4. Landlord and Service Issues
While most of these services are reputable, there's always a small risk of technical glitches, payment delays, or even issues with the service itself. What happens if the payment is late because of the service? Will you be on the hook for late fees? It's important to understand the terms and conditions of any service you use.
5. Credit Limit Concerns
Your rent payment could be a significant chunk of your credit card limit. If you're consistently maxing out your credit card with rent payments, it can negatively impact your credit utilization ratio, which is a key factor in your credit score. Try not to put yourself in a position where your rent takes up more than 30% of your credit limit.
Alternatives to Consider (Because Maybe This Isn't For You)
Before you commit to paying rent with a credit card, it's worth considering other options. Are there any:
- Negotiating a payment plan with your landlord? Sometimes a little honesty can go a long way.
- Using a budgeting app to better track your expenses and income? Knowing where your money is going is half the battle.
- Looking into personal loans or a line of credit for emergencies? These can sometimes have lower interest rates than credit cards, but do your research.
- Setting up automatic transfers from your checking to your savings account? This can help build up an emergency fund so you’re not in a panic next month.
Ultimately, paying rent with a credit card is a tool. Like any tool, it can be incredibly useful when used correctly, but it can also be dangerous if wielded carelessly. It’s a decision that requires careful consideration of your own financial situation, your landlord’s policies, and the fees involved.

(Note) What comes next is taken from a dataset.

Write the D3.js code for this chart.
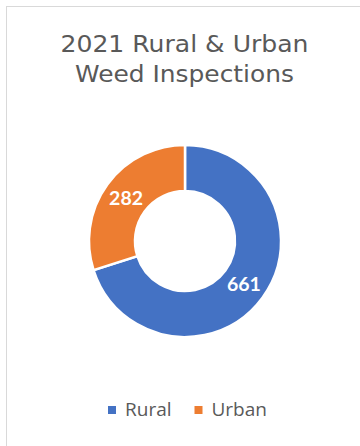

So, was it a good idea for me in that desperate month? Yes, because it got me through a tough spot and I was able to pay off the credit card balance quickly. Would I do it every month? Probably not. The fees would eat me alive. But for you? It might be a strategic move, or it might be a financial minefield. You be the judge. Just remember to do your homework, crunch the numbers, and be honest with yourself about your spending habits. Happy renting!